It used to be the case that the ECB used large spreadsheet printouts for those outside of the data office, but now apps have been developed for different users that can accurately deliver instant and relevant data in a more engaging way. Furthermore, technical advancements such as sensors in cricket bats means that an exponential growth of new types of data collection is likely. There are ongoing tests to introduce ball-tracking technology to mobile phones giving a wider population – particularly smaller budget teams – access to intricate data-collecting technology, biomechanics and video analysis thanks to Machine Learning and Artificial Intelligence improvements.

At the ECB, all data comes into a data lake with more than 20 sources, creating more than 270 terabytes of data and video which is continually growing. The lake is fed in real time for domestic, international, first class events and everything in between, tracking data from how the ball is hit, to technical hawkeye ball-tracking data. From this, a specific data warehouse is built for different purposes, such as performance analysis and talent identification. As an example in cricket, if focusing on bowling, there can be around eight million deliveries within that data warehouse.

The matches that have been recorded go back to 1881 thanks to contemporary data (this first match was an Australia versus England test match in Melbourne, which was coincidentally test cricket’s first ever draw). The majority of the data is from 1997 onwards and, since mid-2015, there has been an explosion in data collection because of technical developments.

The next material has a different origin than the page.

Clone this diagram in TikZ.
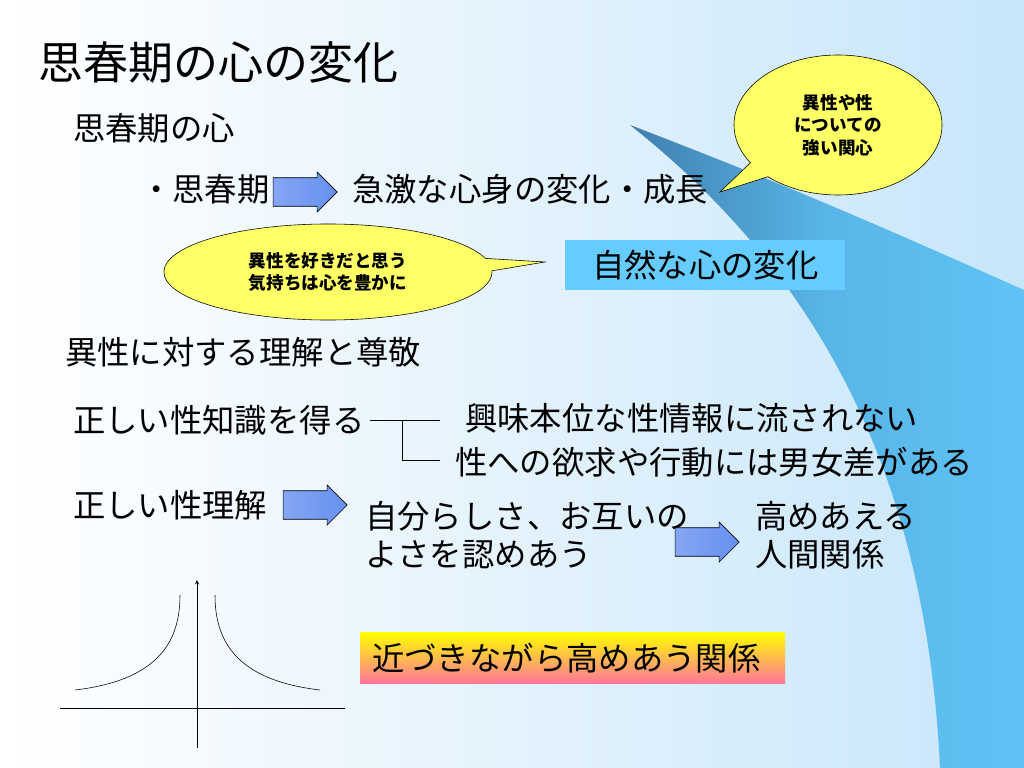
\documentclass[tikz,border=0pt]{standalone}
\usepackage{fontspec}
\setmainfont{Noto Sans CJK JP}
\usetikzlibrary{shapes.arrows,shapes.callouts}
\definecolor{bgblue}{HTML}{C8E6FA}
\definecolor{swoosh}{HTML}{5FC3F5}
\definecolor{swooshdark}{HTML}{3F7FB0}
\definecolor{callyellow}{HTML}{FFFF66}
\definecolor{boxblue}{HTML}{66CCFF}
\definecolor{arrowblue}{HTML}{6690F0}
\definecolor{boxpink}{HTML}{FF7799}
\begin{document}
\begin{tikzpicture}
    [x=0.025cm,y=-0.025cm,
    txt/.style = {anchor=west, inner sep=0pt, font=\fontsize{23}{27}\selectfont},
    bigarrow/.style = {single arrow, draw=black, thin, shading=axis,
                       left color=arrowblue!80, right color=arrowblue,
                       minimum height=1.6cm, minimum width=1cm,
                       single arrow head extend=0.05cm},
    bubble/.style = {ellipse callout, draw=black, thin, fill=callyellow,
                     align=center, font=\bfseries\fontsize{12.5}{16}\selectfont}]
    % background
    \shade[left color=white, right color=bgblue] (0,0) rectangle (1024,768);
    \useasboundingbox (0,0) rectangle (1024,768);
    % swoosh
    \shade[left color=swooshdark, right color=swoosh, middle color=swoosh!80!swooshdark]
        (630,125) .. controls (800,190) and (900,235) .. (1024,290)
        -- (1024,768) -- (940,768)
        .. controls (925,450) and (800,260) .. (630,125);
    % title
    \node[anchor=west, inner sep=0pt, font=\fontsize{32}{36}\selectfont] (title) at (38,62) {思春期の心の変化};
    \node[txt] (heart) at (73,128) {思春期の心};
    \node[txt] (puberty) at (140,189) {・思春期};
    \node[bigarrow] (arr1) at (298,192) {};
    \node[txt] (change) at (352,189) {急激な心身の変化・成長};
    % callouts
    \node[bubble, minimum width=5.2cm, minimum height=3.5cm, callout absolute pointer={(720,192)}]
        (interest) at (838,125) {異性や性\\についての\\強い関心};
    \node[bubble, minimum width=8.2cm, minimum height=2.4cm, callout absolute pointer={(545,262)}]
        (rich) at (328,272) {異性を好きだと思う\\気持ちは心を豊かに};
    \node[txt, fill=boxblue, minimum width=7cm, minimum height=1.25cm, inner xsep=10pt]
        (natural) at (565,265) {自然な心の変化};
    % understanding
    \node[txt] (respect) at (65,352) {異性に対する理解と尊敬};
    \node[txt] (knowledge) at (73,420) {正しい性知識を得る};
    \node[txt] (info) at (465,418) {興味本位な性情報に流されない};
    \node[txt] (diff) at (455,462) {性への欲求や行動には男女差がある};
    \coordinate (b1) at (370,420);
    \coordinate (b2) at (440,420);
    \coordinate (b3) at (402,420);
    \coordinate (b4) at (440,460);
    \draw[thin] (b1) -- (b2);
    \draw[thin] (b3) |- (b4);
    \node[txt] (correct) at (73,505) {正しい性理解};
    \node[bigarrow] (arr2) at (308,505) {};
    \node[txt, align=left] (self) at (365,535) {自分らしさ、お互いの\\よさを認めあう};
    \node[bigarrow] (arr3) at (700,542) {};
    \node[txt, align=left] (relation) at (755,535) {高めあえる\\人間関係};
    % graph
    \coordinate (yb) at (197,748);
    \coordinate (yt) at (197,580);
    \coordinate (xl) at (60,708);
    \coordinate (xr) at (345,708);
    \draw[-stealth] (yb) -- (yt);
    \draw (xl) -- (xr);
    \draw (75,690) .. controls (160,680) and (180,640) .. (180,595);
    \draw (215,595) .. controls (215,640) and (235,680) .. (320,690);
    \shade[top color=yellow, bottom color=boxpink] (360,632) rectangle (785,683);
    \node[txt] (closer) at (372,658) {近づきながら高めあう関係};
\end{tikzpicture}
\end{document}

“We have a network of scouts, so we get scouting data alongside performance data and it is this combination, alongside coaching insight, that we then use to aid our decisions and selections,” said Jowitt. “This influences everything from where someone might bat in the lineup to overall squad selection.”

“Scouting involves an array of questions including observations for batting and bowling, as well as more general information about the type of individual the player is and how much potential they are deemed to have. There are also questions around physical attributes and the smaller details that are difficult to capture in video or from a scorecard.”

A level playing field

When exploring data in cricket, the differences between variables such as counties, squad type and available slots for participation must be kept in mind. For example, there is only one wicket-keeper position on every team, so this must be accounted for if there are multiple up-and-coming players that can fulfil this role. This leads to weighted metrics developed by the ECB that include factors such as the time of the match, weather, quality of opposing teams and more. “We cannot compare apples and oranges and must keep a holistic view,” stated Jowitt.

Another unique set of circumstances for sporting enterprises is that there is a constant change in under-19s sport, which makes it difficult to gather data in the same way as a team with more permanent players. Therefore, the majority of the data being gathered and used to examine under-19s players tends to be coaching data. “It varies from squad to squad. For example, at the under-19s level in the recent world cup, we focused on our own game and our own data because we had no information on the opposition. As the tournament progressed, we gathered some data, but still only had basic levels based on five matches. So data here is very simple such as information on how different players bat, where they are likely to be in the lineup, who is going to face different players etc, and post-match analysis is usually focused on targets we set ourselves and comparing it to our own data.”

Cricket has come a long way from the handwritten notes at the turn of the nineteenth century, but the journey is far from over as the next decade looks poised to introduce multiple new data fields and the pool of talent being monitored will grow thanks to more economically viable access to tools.